(Londres) Le géant des hydrocarbures Royal Dutch Shell a annoncé jeudi une perte nette abyssale de 18,1 milliards de dollars US au deuxième trimestre, du fait d’énormes dépréciations d’actifs reflétant un marché pétrolier déprimé par la pandémie.

Le groupe anglo-néerlandais, qui avait dégagé un bénéfice net de 3 milliards de dollars un an plus tôt, explique dans un communiqué avoir passé dans ses comptes trimestriels une charge de 16,8 milliards de dollars, dont il avait déjà dévoilé l’ampleur fin juin.

Shell, comme son concurrent BP, a choisi de passer cette énorme dépréciation sur un seul trimestre pour l’heure, quitte à publier une perte monstre.

Le groupe a été contraint de réviser à la baisse la valeur de ses actifs compte tenu de la faiblesse durable des prix du pétrole en raison d’une demande laminée par la crise sanitaire.

Les cours du pétrole se sont effondrés à partir de mars, passant même brièvement en négatif en avril avant de se reprendre pour le reste du deuxième trimestre, pour tourner désormais autour de 40 dollars, un niveau bien inférieur à celui observé l’an passé.

Non seulement la demande est plombée par la crise économique liée à la pandémie, mais l’offre reste abondante malgré les efforts des pays de l’OPEP et de ses alliés comme la Russie de réduire leur production pour soutenir les prix.

Au premier trimestre, Royal Dutch Shell était déjà tombé dans le rouge à cause du plongeon des cours du brut, ce qui l’avait conduit à réduire son dividende pour la première fois depuis les années 1940.  

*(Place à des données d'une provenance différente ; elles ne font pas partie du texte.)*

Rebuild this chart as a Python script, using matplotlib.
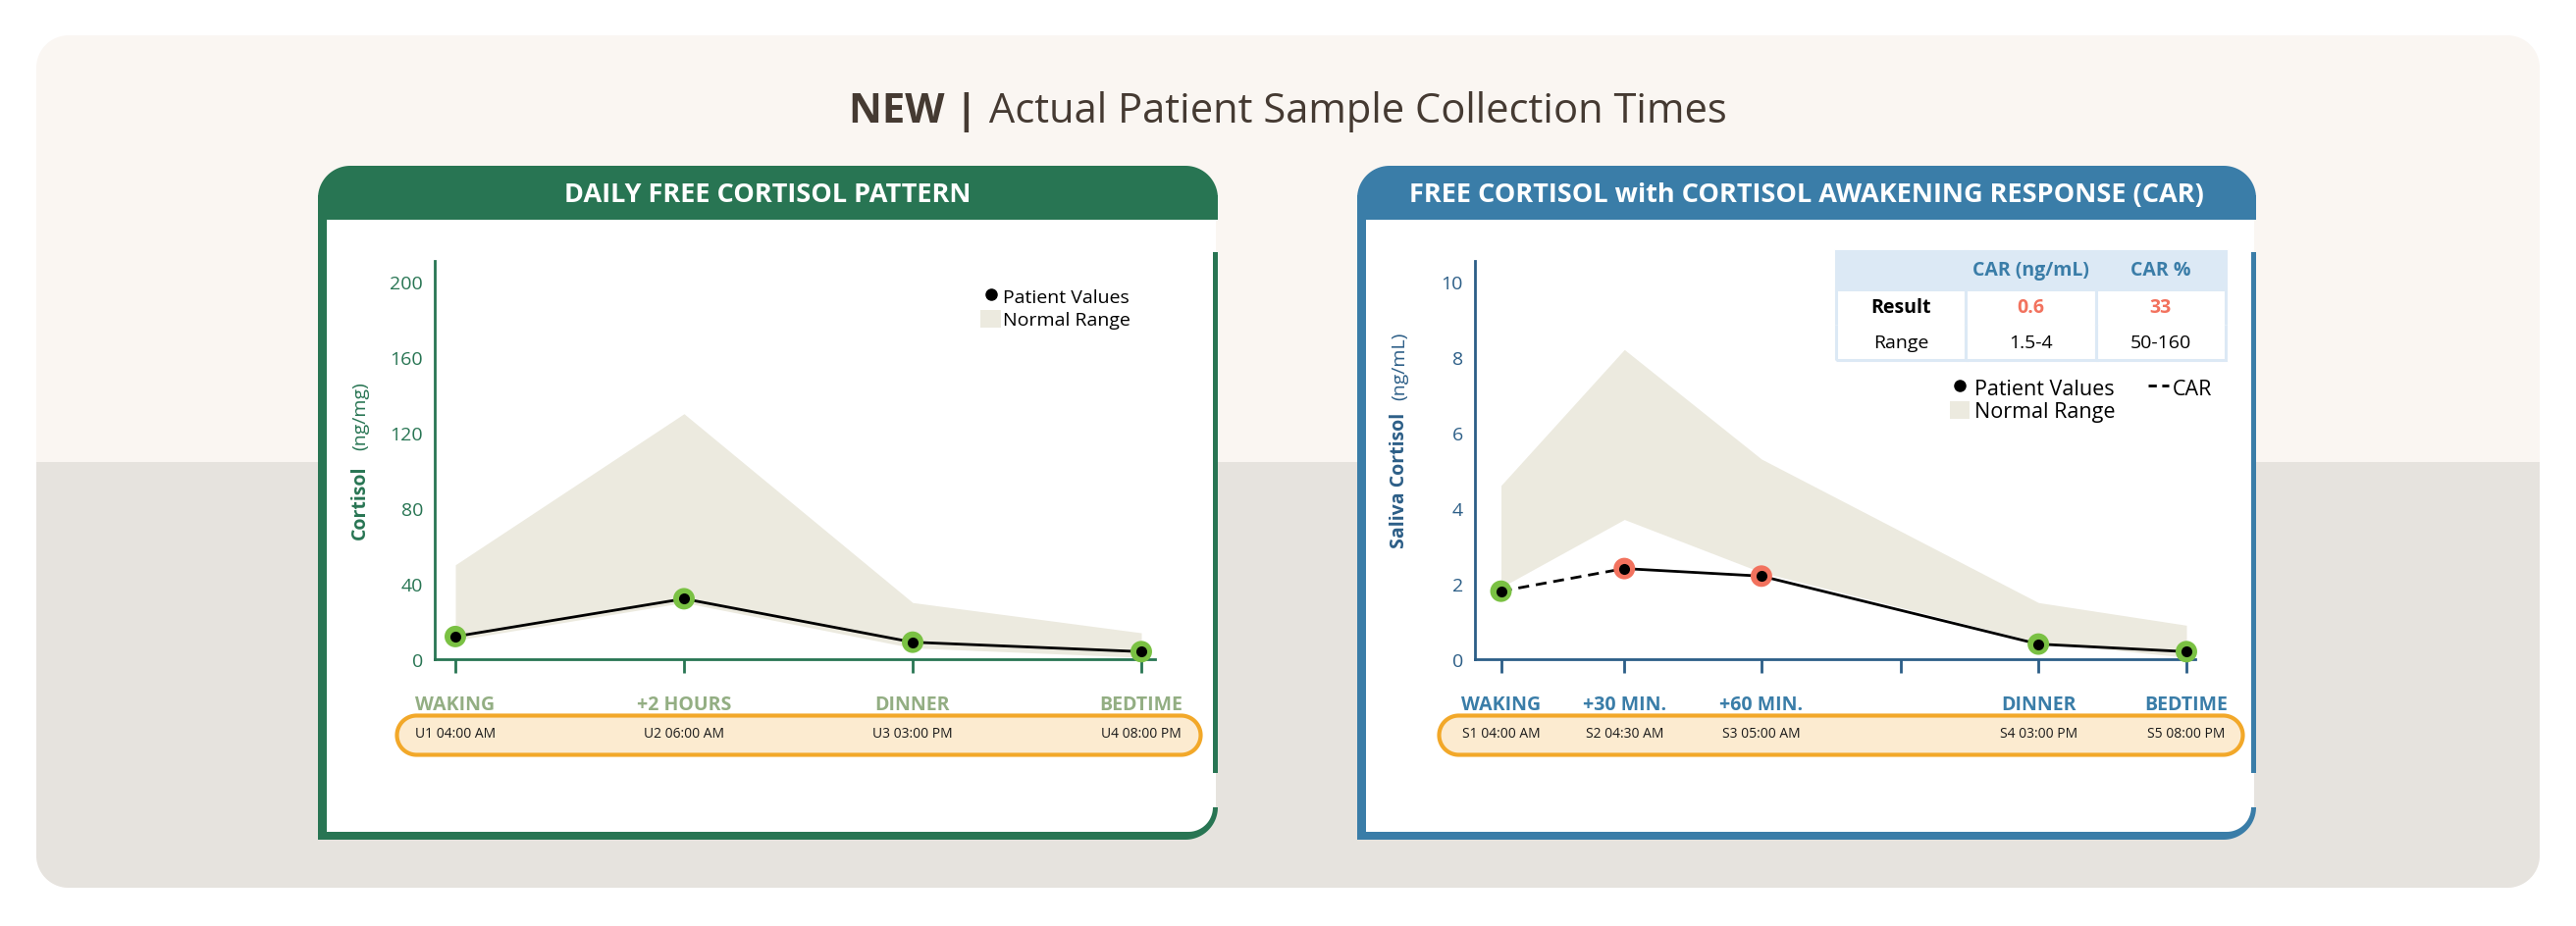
import numpy as np
import matplotlib
matplotlib.use('Agg')
import matplotlib.pyplot as plt
from matplotlib.patches import Polygon, Rectangle, Patch
from matplotlib.lines import Line2D
from matplotlib import transforms

plt.rcParams['font.family'] = ['Open Sans', 'DejaVu Sans']

W, H = 2625, 945

# daily free cortisol (urine), ng/mg
daily_labels = ['WAKING', '+2 HOURS', 'DINNER', 'BEDTIME']
daily_times = ['U1 04:00 AM', 'U2 06:00 AM', 'U3 03:00 PM', 'U4 08:00 PM']
daily_values = [12, 32, 9, 4]
daily_low = [10, 30, 6, 1]
daily_high = [50, 130, 30, 14]
daily_flag = ['ok', 'ok', 'ok', 'ok']
daily_yticks = [0, 40, 80, 120, 160, 200]

# saliva cortisol with awakening response, ng/mL
car_slots = [0, 0.9, 1.9, 2.92, 3.92, 5.0]
car_labels = ['WAKING', '+30 MIN.', '+60 MIN.', '', 'DINNER', 'BEDTIME']
car_times = ['S1 04:00 AM', 'S2 04:30 AM', 'S3 05:00 AM', '', 'S4 03:00 PM', 'S5 08:00 PM']
car_sample_slot = [0, 1, 2, 4, 5]
car_values = [1.8, 2.4, 2.2, 0.4, 0.2]
car_low = [1.9, 3.7, 2.3, 0.45, 0.05]
car_high = [4.6, 8.2, 5.3, 1.5, 0.9]
car_flag = ['ok', 'low', 'low', 'ok', 'ok']
car_yticks = [0, 2, 4, 6, 8, 10]

table_cols = ['', 'CAR (ng/mL)', 'CAR %']
table_rows = [['Result', '0.6', '33'], ['Range', '1.5-4', '50-160']]

# colours
CARD_TOP = '#FAF6F2'
CARD_BOT = '#E6E3DE'
GREEN = '#287553'
BLUE = '#3A7DA8'
DARK_BLUE = '#2C5E87'
BAND = '#ECEADF'
HALO = {'ok': '#7AC143', 'low': '#F2725E'}
PILL_FC = '#FCEBD0'
PILL_EC = '#F2A829'
INK = '#453A32'
TBL = '#DCE9F5'
RED = '#F2725E'


def rounded(x0, y0, x1, y1, tl=0, tr=0, br=0, bl=0, n=24):
    # polygon of a box in pixel coords (y down) with per-corner radius
    t = np.linspace(0, np.pi / 2, n)
    pts = []
    pts += list(zip(x0 + tl - tl * np.cos(t), y0 + tl - tl * np.sin(t)))
    pts += list(zip(x1 - tr + tr * np.sin(t), y0 + tr - tr * np.cos(t)))
    pts += list(zip(x1 - br + br * np.cos(t), y1 - br + br * np.sin(t)))
    pts += list(zip(x0 + bl - bl * np.sin(t), y1 - bl + bl * np.cos(t)))
    return np.array(pts)


fig = plt.figure(figsize=(W / 100, H / 100), dpi=100)
fig.patch.set_facecolor('white')
bg = fig.add_axes([0, 0, 1, 1])
bg.set_xlim(0, W)
bg.set_ylim(H, 0)
bg.axis('off')


def px_axes(x0, y0, x1, y1):
    return fig.add_axes([x0 / W, 1 - y1 / H, (x1 - x0) / W, (y1 - y0) / H])


# card background, two tones
bg.add_patch(Polygon(rounded(37, 37, 2588, 906, 33, 33, 33, 33), closed=True, fc=CARD_TOP, ec='none'))
bg.add_patch(Polygon(rounded(37, 472, 2588, 906, 0, 0, 33, 33), closed=True, fc=CARD_BOT, ec='none'))

# main title
t1 = bg.text(0, 125, 'NEW |', fontsize=30, weight='bold', color=INK, va='baseline')
t2 = bg.text(0, 125, ' Actual Patient Sample Collection Times', fontsize=30, color=INK, va='baseline')
r = fig.canvas.get_renderer()
w1 = t1.get_window_extent(r).width
w2 = t2.get_window_extent(r).width
x_start = 1312.5 - (w1 + w2) / 2
t1.set_x(x_start)
t2.set_x(x_start + w1)


def panel(x0, x1, color, title):
    # outer frame (left + bottom + round bottom-right corner), white inside
    bg.add_patch(Polygon(rounded(x0, 200, x1, 857, br=33), closed=True, fc=color, ec='none'))
    bg.add_patch(Polygon(rounded(x0 + 9, 200, x1 - 5, 849, br=25), closed=True, fc='white', ec='none'))
    # the right edge line stops short at both ends
    for ya, yb, back in [(225, 258, CARD_TOP), (789, 824, CARD_BOT)]:
        bg.add_patch(Rectangle((x1 - 5, ya), 2.5, yb - ya, fc='white', ec='none'))
        bg.add_patch(Rectangle((x1 - 2.5, ya), 3, yb - ya, fc=back, ec='none'))
    bg.add_patch(Polygon(rounded(x0, 170, x1, 225, tl=33, tr=33), closed=True, fc=color, ec='none'))
    bg.text((x0 + x1) / 2, 206, title, color='white', fontsize=19.5, weight='bold',
            ha='center', va='baseline')


panel(324, 1241, GREEN, 'DAILY FREE CORTISOL PATTERN')
panel(1383, 2299, BLUE, 'FREE CORTISOL with CORTISOL AWAKENING RESPONSE (CAR)')

# time pills
for x0, x1 in [(403, 1225), (1465, 2287)]:
    bg.add_patch(Polygon(rounded(x0 + 1.5, 730.5, x1 - 1.5, 770.5, 20, 20, 20, 20), closed=True,
                         fc=PILL_FC, ec=PILL_EC, lw=3))


def style_axes(ax, spine_color, tick_color, cat_color):
    ax.patch.set_alpha(0)
    for s in ['top', 'right']:
        ax.spines[s].set_visible(False)
    for s in ['left', 'bottom']:
        ax.spines[s].set_color(spine_color)
        ax.spines[s].set_linewidth(2)
    ax.tick_params(axis='y', length=0, pad=8.6, labelsize=14, labelcolor=tick_color)
    ax.tick_params(axis='x', length=10, width=2, color=spine_color, pad=16,
                   labelsize=14, labelcolor=cat_color)
    for lab in ax.get_xticklabels():
        lab.set_fontweight('bold')


# ---- left chart
ax1 = px_axes(443, 267, 1177, 673)
xs = np.arange(len(daily_values))
ax1.fill_between(xs, daily_low, daily_high, color=BAND, lw=0, zorder=1)
ax1.plot(xs, daily_values, color='black', lw=2, zorder=3)
ax1.scatter(xs, daily_values, s=15.8 ** 2, c=[HALO[f] for f in daily_flag], lw=0, zorder=4, clip_on=False)
ax1.scatter(xs, daily_values, s=8 ** 2, c='black', lw=0, zorder=5, clip_on=False)
ax1.set_ylim(0, 200 * 406 / 385)
ax1.set_xlim(-21 / 233, 3 + 14 / 233)
ax1.set_yticks(daily_yticks)
ax1.set_xticks(xs, daily_labels)
style_axes(ax1, GREEN, GREEN, '#93AE83')
blend1 = transforms.blended_transform_factory(ax1.transData, bg.transData)
for x, t in zip(xs, daily_times):
    ax1.text(x, 749, t, transform=blend1, ha='center', va='center', fontsize=10, color='#1A1A1A')
ax1.legend(handles=[Line2D([], [], marker='o', color='black', ls='none', markersize=8),
                    Patch(facecolor=BAND, edgecolor='none')],
           labels=['Patient Values', 'Normal Range'], loc='upper left',
           bbox_to_anchor=(999, 293), bbox_transform=bg.transData, frameon=False,
           fontsize=14, handlelength=1.08, handleheight=1.05, handletextpad=0.1,
           labelspacing=0.2, borderpad=0, borderaxespad=0)

bg.text(367, 474.7, 'Cortisol', rotation=90, rotation_mode='anchor', ha='right', va='center',
        fontsize=14, weight='bold', color=GREEN)
bg.text(367, 459, '(ng/mg)', rotation=90, rotation_mode='anchor', ha='left', va='center',
        fontsize=14, color=GREEN)

# ---- right chart
ax2 = px_axes(1503, 267, 2237, 673)
cx = [car_slots[i] for i in car_sample_slot]
ax2.fill_between(cx, car_low, car_high, color=BAND, lw=0, zorder=1)
ax2.plot(cx[:2], car_values[:2], color='black', lw=2, ls=(0, (4, 2.5)), zorder=3)
ax2.plot(cx[1:], car_values[1:], color='black', lw=2, zorder=3)
ax2.scatter(cx, car_values, s=15.8 ** 2, c=[HALO[f] for f in car_flag], lw=0, zorder=4, clip_on=False)
ax2.scatter(cx, car_values, s=8 ** 2, c='black', lw=0, zorder=5, clip_on=False)
ax2.set_ylim(0, 10 * 406 / 385)
ax2.set_xlim(-26.5 / 139.7, 5 + 9 / 139.7)
ax2.set_yticks(car_yticks)
ax2.set_xticks(car_slots, car_labels)
style_axes(ax2, DARK_BLUE, DARK_BLUE, BLUE)
blend2 = transforms.blended_transform_factory(ax2.transData, bg.transData)
for x, t in zip(car_slots, car_times):
    if t:
        ax2.text(x, 749, t, transform=blend2, ha='center', va='center', fontsize=10, color='#1A1A1A')
ax2.legend(handles=[Line2D([], [], marker='o', color='black', ls='none', markersize=8),
                    Patch(facecolor=BAND, edgecolor='none'),
                    Line2D([], [], color='black', lw=2, ls=(0, (3, 2)))],
           labels=['Patient Values', 'Normal Range', 'CAR'], ncol=2, loc='upper left',
           bbox_to_anchor=(1987, 386), bbox_transform=bg.transData, frameon=False,
           fontsize=15.5, handlelength=0.95, handleheight=0.93, handletextpad=0.19,
           labelspacing=0.1, columnspacing=1.6, borderpad=0, borderaxespad=0)

bg.text(1426, 421, 'Saliva Cortisol', rotation=90, rotation_mode='anchor', ha='right', va='center',
        fontsize=14, weight='bold', color=DARK_BLUE)
bg.text(1426, 407.8, '(ng/mL)', rotation=90, rotation_mode='anchor', ha='left', va='center',
        fontsize=14, color=DARK_BLUE)

# CAR summary table
tbl = bg.table(cellText=[table_cols] + table_rows, cellLoc='center',
               bbox=[1871 / W, 1 - 368 / H, 397 / W, 111 / H])
tbl.set_zorder(10)
tbl.auto_set_font_size(False)
for (row, col), cell in tbl.get_celld().items():
    cell.set_edgecolor(TBL)
    cell.set_linewidth(2.2)
    cell.set_height(39 if row == 0 else 36)
    txt = cell.get_text()
    txt.set_fontsize(14)
    if row == 0:
        cell.set_facecolor(TBL)
        txt.set_color(BLUE)
        txt.set_fontweight('bold')
    else:
        cell.set_facecolor('white')
        txt.set_color('black')
    if row == 1:
        cell.visible_edges = 'LRT'
        txt.set_fontweight('bold')
        if col > 0:
            txt.set_color(RED)
    if row == 2:
        cell.visible_edges = 'LRB'

fig.savefig('out.png', dpi=100)
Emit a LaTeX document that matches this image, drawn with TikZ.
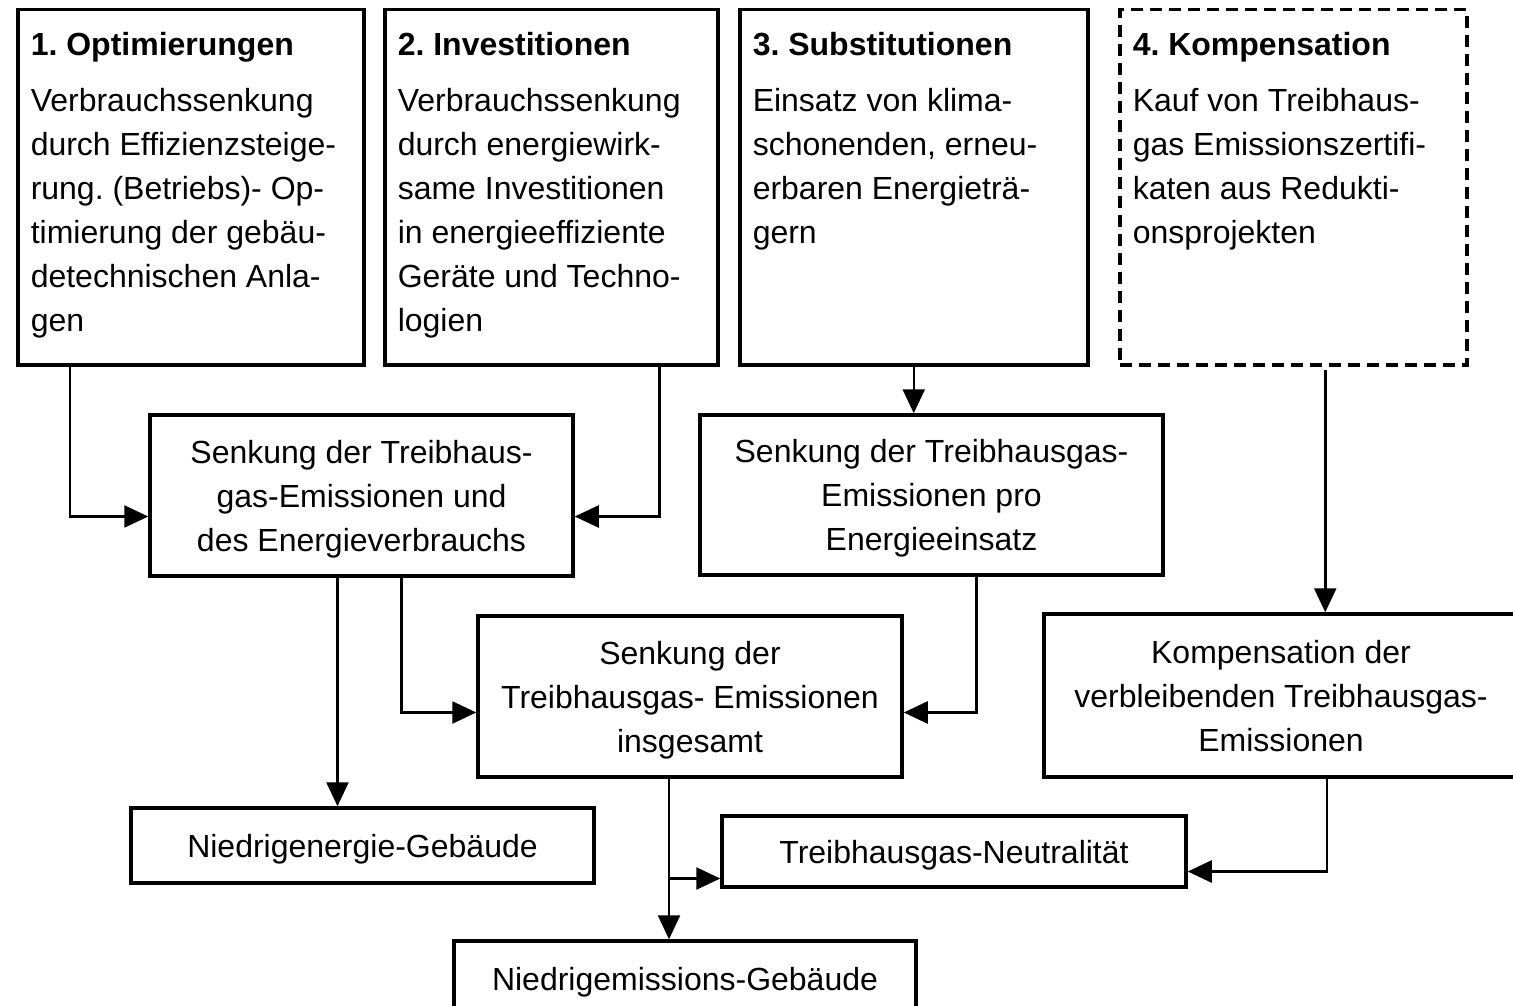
\documentclass[tikz,border=0pt]{standalone}
\usepackage{fontspec}
\setmainfont{Liberation Sans}
\frenchspacing
\usetikzlibrary{calc,positioning,arrows.meta}

\begin{document}
\begin{tikzpicture}[x=1pt, y=-1pt, font=\fontsize{32}{44}\selectfont,
box/.style={draw, line width=3.5pt, inner sep=0pt, align=center},
res/.style={box, text depth=0pt},
topbox/.style={box, anchor=north west, inner xsep=13pt, inner ysep=15pt},
arr/.style={line width=2.5pt, -{Triangle[length=24pt,width=22pt]}}]
\useasboundingbox (0,0) rectangle (1513,1006);
% top row
\node[topbox] (opt) at (16,8) {\parbox[t][325pt][t]{320pt}{\raggedright\strut\textbf{1. Optimierungen}\\[12pt]
Verbrauchssenkung\\durch Effizienzsteige-\\rung. (Betriebs)- Op-\\timierung der gebäu-\\detechnischen Anla-\\gen}};
\node[topbox] (inv) at (383,8) {\parbox[t][325pt][t]{307pt}{\raggedright\strut\textbf{2. Investitionen}\\[12pt]
Verbrauchssenkung\\durch energiewirk-\\same Investitionen\\in energieeffiziente\\Geräte und Techno-\\logien}};
\node[topbox] (sub) at (738,8) {\parbox[t][325pt][t]{322pt}{\raggedright\strut\textbf{3. Substitutionen}\\[12pt]
Einsatz von klima-\\schonenden, erneu-\\erbaren Energieträ-\\gern}};
\node[topbox, dash pattern=on 12pt off 7pt] (komp) at (1118,8) {\parbox[t][325pt][t]{321pt}{\raggedright\strut\textbf{4. Kompensation}\\[12pt]
Kauf von Treibhaus-\\gas Emissionszertifi-\\katen aus Redukti-\\onsprojekten}};
% effects
\node[res, minimum width=423pt, minimum height=161pt] (senk1) at (361.5,495.5) {Senkung der Treibhaus-\\gas-Emissionen und\\des Energieverbrauchs};
\node[res, minimum width=463pt, minimum height=160pt] (senk2) at (931.5,495) {Senkung der Treibhausgas-\\Emissionen pro\\Energieeinsatz};
\node[res, minimum width=424pt, minimum height=161pt] (ges) at (690,696.5) {Senkung der\\Treibhausgas- Emissionen\\insgesamt};
\node[res, minimum width=474pt, minimum height=163pt] (kmp) at (1281,695.5) {Kompensation der\\verbleibenden Treibhausgas-\\Emissionen};
% results
\node[res, minimum width=463pt, minimum height=75pt] (niedE) at (362.5,845.5) {Niedrigenergie-Gebäude};
\node[res, minimum width=464pt, minimum height=71pt] (neutr) at (954,851.5) {Treibhausgas-Neutralität};
\node[res, minimum width=462pt, minimum height=75pt] (niedM) at (685,978.5) {Niedrigemissions-Gebäude};
% connectors
\draw[arr] ([xshift=54pt]opt.south west) |- ([yshift=-21pt]senk1.west);
\draw[arr] ([xshift=-60pt]inv.south east) |- ([yshift=-21pt]senk1.east);
\draw[arr] (sub.south) -- (sub.south |- senk2.north);
\draw[arr] ([shift={(32pt,-3pt)}]komp.south) -- ([xshift=32pt]komp.south |- kmp.north);
\draw[arr] ([xshift=-24pt]senk1.south) -- ([xshift=-24pt]senk1.south |- niedE.north);
\draw[arr] ([xshift=40pt]senk1.south) |- ([yshift=-16pt]ges.west);
\draw[arr] ([xshift=45pt]senk2.south) |- ([yshift=-16pt]ges.east);
\draw[arr] ([xshift=-21pt]ges.south) -- ([xshift=-21pt]ges.south |- niedM.north);
\draw[arr] ([xshift=-21pt]ges.south) |- ([yshift=-27pt]neutr.west);
\draw[arr] ([xshift=46pt]kmp.south) |- ([yshift=-20pt]neutr.east);
\end{tikzpicture}
\end{document}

Au deuxième trimestre, sa production a reculé de 6 % à 3,4 millions de barils de pétrole par jour.

En revanche, ses performances financières sont moins catastrophiques hors éléments exceptionnels avec un bénéfice net en chute de 82 % à 638 millions de dollars certes, mais plus élevé que prévu.

Le titre réagissait peu en Bourse. Il était en baisse de 1,88 % vers 5 h 20 à Londres, à l’image du marché dans son ensemble.

« Shell a pris des décisions rapides. Les cessions d’actifs déjà annoncées, la baisse des dépenses opérationnelles et des investissements, ainsi que du dividende, ont permis de dégager 30 milliards de dollars », estime Richard Hunter, analyste chez Interactive Investor.

Des suppressions d’emplois ?

Pour le troisième trimestre, le groupe s’attend à une baisse de sa production, notamment en raison des mesures prises par l’OPEP et il prévoit encore un impact négatif de la faible demande pour le pétrole et le gaz.

Shell, qui a mis à l’arrêt son énorme programme de rachats d’actions, avait déjà dit fin mars qu’il comptait réduire de 5 milliards de dollars ses dépenses d’investissements, à 20 milliards.

Le groupe avait par ailleurs indiqué que ses coûts seraient réduits de 3-4 milliards de dollars au cours des 12 prochains mois.

Son concurrent BP a également annoncé un plan d’économies qui passera par la suppression de 10 000 emplois.

Le directeur général de Shell Ben van Beurden a laissé entendre jeudi lors d’une conférence téléphonique qu’il y aurait des suppressions de postes au sein du groupe qui compte 83 000 salariés.

« Nous allons probablement revoir notre taille et nous aurons moins de collaborateurs […] Nous verrons après l’été quel est l’impact sur nos effectifs », a-t-il dit.

Il a précisé avoir déjà mis en place des départs volontaires et réduit le nombre de postes d’expatriation.